When I made reservations for the last Saturday night of HVRW at Harvest on Hudson, I just assumed it would be the Hudson Valley Restaurant Week menu. It wasn’t. The lovely, Mediterranean-influenced restaurant in Hastings participated in HVRW on Sunday through Friday, but not on Saturday, a night when every table was full. Maybe it’s just as well, restaurant week has since ended anyway and now I can tell you about the fabulous meals my husband and I ordered from the regular menu.
But before I get to the food …
This was our first time at Harvest on Hudson, though we had a memorable meal a few years back at its sister restaurant Harvest on Fort Pond, in Montauk. The Fort Pond Bay company that owns both Harvests also owns Half Moon, in Dobbs Ferry, and two more restaurants in Montauk. After Saturday’s wonderful dinner, Peter and I want to eat at them all.
For the uninitiated: To get to Harvest on Hudson, you have to cross a bridge over the railroad tracks and pass a gritty stretch of waterfront until you come to the restaurant, which Harvest’s Web site calls a Tuscan Farmhouse. In a few weeks, the park-like gardens will be in bloom and it will be warm enough to eat out on the riverfront patio. For now, though, it was enough to be inside the cozy dining room (it feels cozy even though it must seat more than 100 people) looking out at the river, the Palisades and (if you time it right) a perfect sunset.
We were seated in the middle of the bustling dining room, but the room is so spacious you can have an intimate conversation even if the table across the way is noisily celebrating a birthday.
When we expressed surprise to our server that the HVRW menu wasn’t in effect, the manager, Giselda, quickly came over and worked with us to put together a meal that was near the same price as the HVRW menu. That kind of service—attentive, friendly and considerate of a diner’s budget—is a rare thing and reason enough to go back again.
And then there’s the meal. It was great. We started with Crispy Calamari and Frisee Salad, with a hot pepper oil and white miso dressing. The salad had clean, fresh flavors and a dressing I’d like to try and reproduce at home. Then we shared spring rolls filled with lamb, apricot and almonds and served with a mint yogurt dressing. They were delicious, and I’m not usually a fan of lamb.
For entrees, Peter had pan roasted cod with a kind-of olive oil tapanade, served with mashed potatoes. I had seared Ahi Tuna with peppers, olives and roast potatoes in sherry vinegar, which was full of vibrant flavors.
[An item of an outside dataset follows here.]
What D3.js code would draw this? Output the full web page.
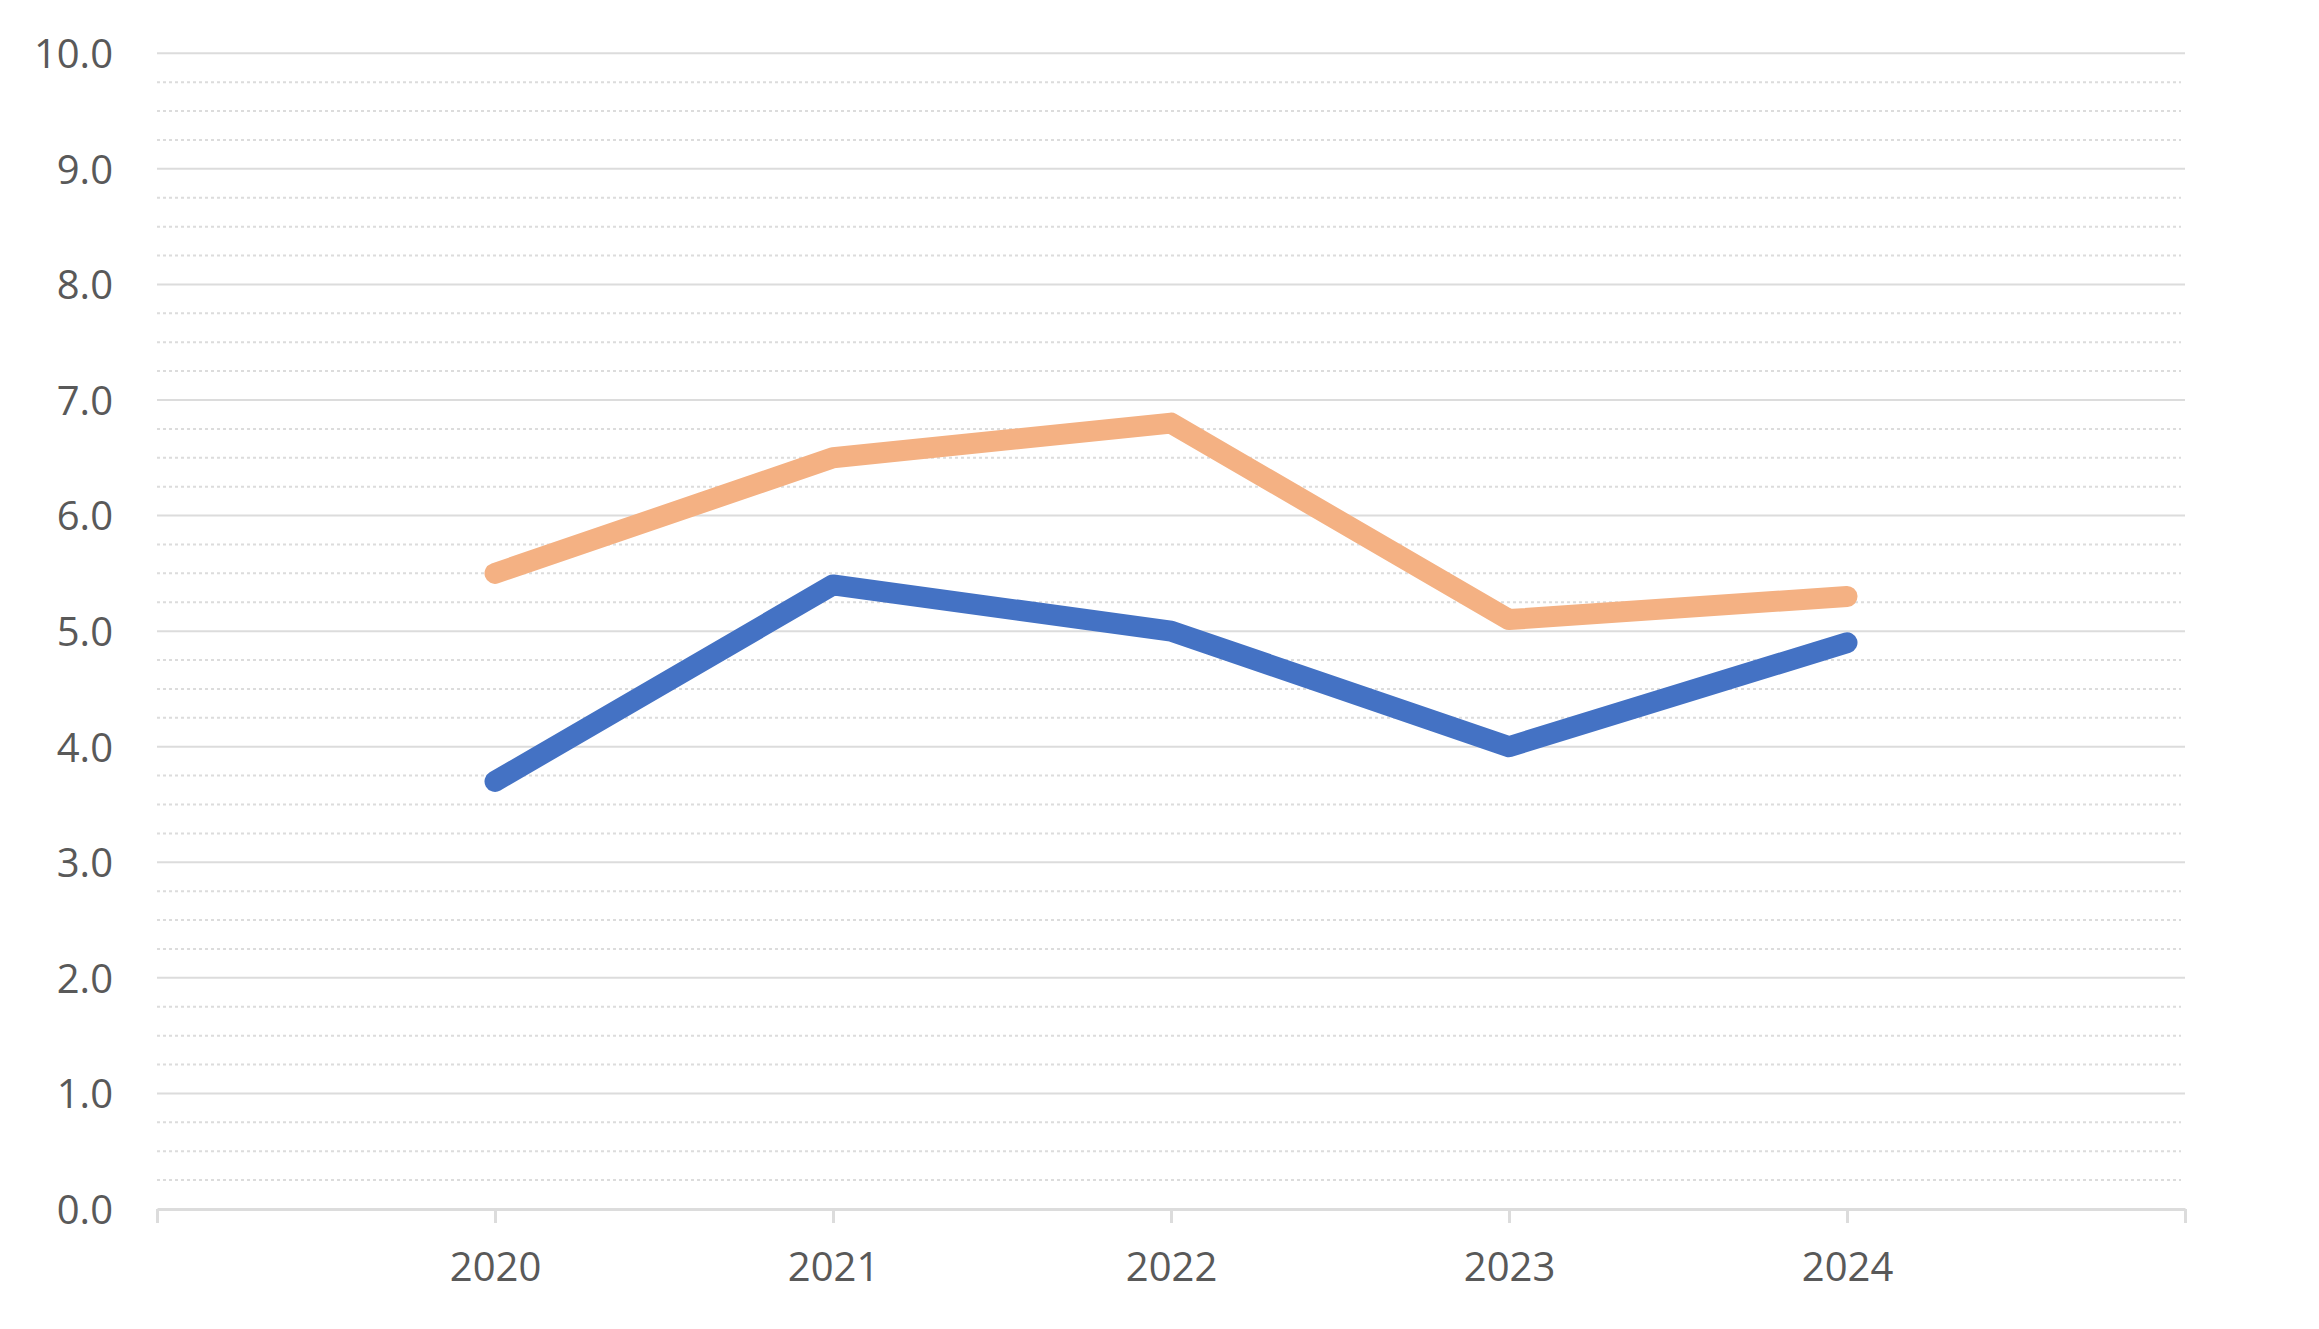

The fish in both dishes was so fresh, it made me wonder if that’s because of the restaurants’ Montauk connection.
For dessert, Peter’s flourless chocolate cake was pretty darn good, but I didn’t think it could compare with my orange-scented strawberry short cake, a dessert that, to me, spells the start of summer. Summer must be a wonderful time at Harvest-on-Hudson.